NEW Prime Minister Sir Keir Starmer has promised to “tread more lightly” on our lives. But “on England’s [and the rest of the UK’s] green and pleasant land?” maybe not so much, if Rachel Reeves’s first speech as Chancellor is anything to go by. For she has vowed to reform the nation’s “timid” planning system with, among other things, orders for local councils to favour, rather than fight, building projects on green belt land deemed to be “grey belt” because it is regarded as lower quality.

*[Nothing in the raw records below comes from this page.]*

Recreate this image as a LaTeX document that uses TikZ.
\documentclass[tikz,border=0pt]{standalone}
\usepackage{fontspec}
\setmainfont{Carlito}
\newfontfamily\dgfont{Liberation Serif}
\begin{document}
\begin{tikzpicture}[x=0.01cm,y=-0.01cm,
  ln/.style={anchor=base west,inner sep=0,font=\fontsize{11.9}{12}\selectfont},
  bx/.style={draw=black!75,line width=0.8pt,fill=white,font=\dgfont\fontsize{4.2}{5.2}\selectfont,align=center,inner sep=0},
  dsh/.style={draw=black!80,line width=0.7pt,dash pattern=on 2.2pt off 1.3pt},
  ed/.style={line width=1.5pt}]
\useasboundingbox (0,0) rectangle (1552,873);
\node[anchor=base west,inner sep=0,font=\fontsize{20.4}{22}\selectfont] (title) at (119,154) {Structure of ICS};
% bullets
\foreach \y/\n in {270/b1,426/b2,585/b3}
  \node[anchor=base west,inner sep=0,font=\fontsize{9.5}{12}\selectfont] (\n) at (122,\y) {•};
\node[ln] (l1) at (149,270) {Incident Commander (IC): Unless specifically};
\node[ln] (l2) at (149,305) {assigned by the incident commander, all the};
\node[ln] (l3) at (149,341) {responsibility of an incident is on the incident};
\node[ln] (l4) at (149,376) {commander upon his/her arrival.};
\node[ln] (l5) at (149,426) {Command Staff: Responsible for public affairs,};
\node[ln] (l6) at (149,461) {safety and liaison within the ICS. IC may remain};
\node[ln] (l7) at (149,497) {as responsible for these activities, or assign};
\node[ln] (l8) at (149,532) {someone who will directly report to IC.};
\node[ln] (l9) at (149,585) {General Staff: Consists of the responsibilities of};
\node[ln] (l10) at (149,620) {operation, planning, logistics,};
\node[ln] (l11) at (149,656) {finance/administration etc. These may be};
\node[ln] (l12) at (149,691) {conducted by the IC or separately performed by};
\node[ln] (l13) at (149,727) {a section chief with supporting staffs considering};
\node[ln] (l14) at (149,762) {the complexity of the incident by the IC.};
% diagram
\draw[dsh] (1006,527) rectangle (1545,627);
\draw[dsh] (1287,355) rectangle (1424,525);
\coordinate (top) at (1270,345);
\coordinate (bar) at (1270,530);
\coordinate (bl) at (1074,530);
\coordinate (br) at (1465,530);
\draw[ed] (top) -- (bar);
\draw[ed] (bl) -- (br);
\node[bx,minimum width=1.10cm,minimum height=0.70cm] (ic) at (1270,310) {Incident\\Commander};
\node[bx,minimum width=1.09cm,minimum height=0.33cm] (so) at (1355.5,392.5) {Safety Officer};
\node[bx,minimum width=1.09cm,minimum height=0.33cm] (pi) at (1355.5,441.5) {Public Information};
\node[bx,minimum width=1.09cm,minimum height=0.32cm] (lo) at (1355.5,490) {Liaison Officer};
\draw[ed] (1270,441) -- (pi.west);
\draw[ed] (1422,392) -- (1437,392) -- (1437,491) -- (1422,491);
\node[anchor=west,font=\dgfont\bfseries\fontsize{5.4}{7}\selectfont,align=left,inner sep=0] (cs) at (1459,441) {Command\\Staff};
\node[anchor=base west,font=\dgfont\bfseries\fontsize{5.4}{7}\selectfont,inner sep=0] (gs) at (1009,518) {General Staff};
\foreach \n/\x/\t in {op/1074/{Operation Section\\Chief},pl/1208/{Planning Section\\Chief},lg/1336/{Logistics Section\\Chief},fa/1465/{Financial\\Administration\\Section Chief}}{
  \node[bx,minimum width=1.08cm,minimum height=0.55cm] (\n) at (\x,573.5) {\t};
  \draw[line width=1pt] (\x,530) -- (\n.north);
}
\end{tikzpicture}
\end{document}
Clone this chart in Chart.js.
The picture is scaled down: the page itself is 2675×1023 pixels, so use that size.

Bring me my mixer of cement! Bring me my slabs of brick! Bring me my trowel! O walls, unfold! Bring me my hordes of first-time buyers ! Which, if you’re trying to get your foot on the property ladder , all sounds great. But a few words of caution, starting with the reality that unless the Government subsidises developers to keep costs down, many new builds in a half decent area will still be unaffordable for young people. Secondly, if Labour is as serious about environmental issues as it says it is, then how will building on fields or wasteland “with little intrinsic beauty” sit with that? A “film trailer” released five years ago by The Wildlife Trusts used Wind In The Willows characters to warn of the environmental damage caused by building projects — showing Mole’s habitat being concreted and Mr Toad motorcycling over mounds of rubbish.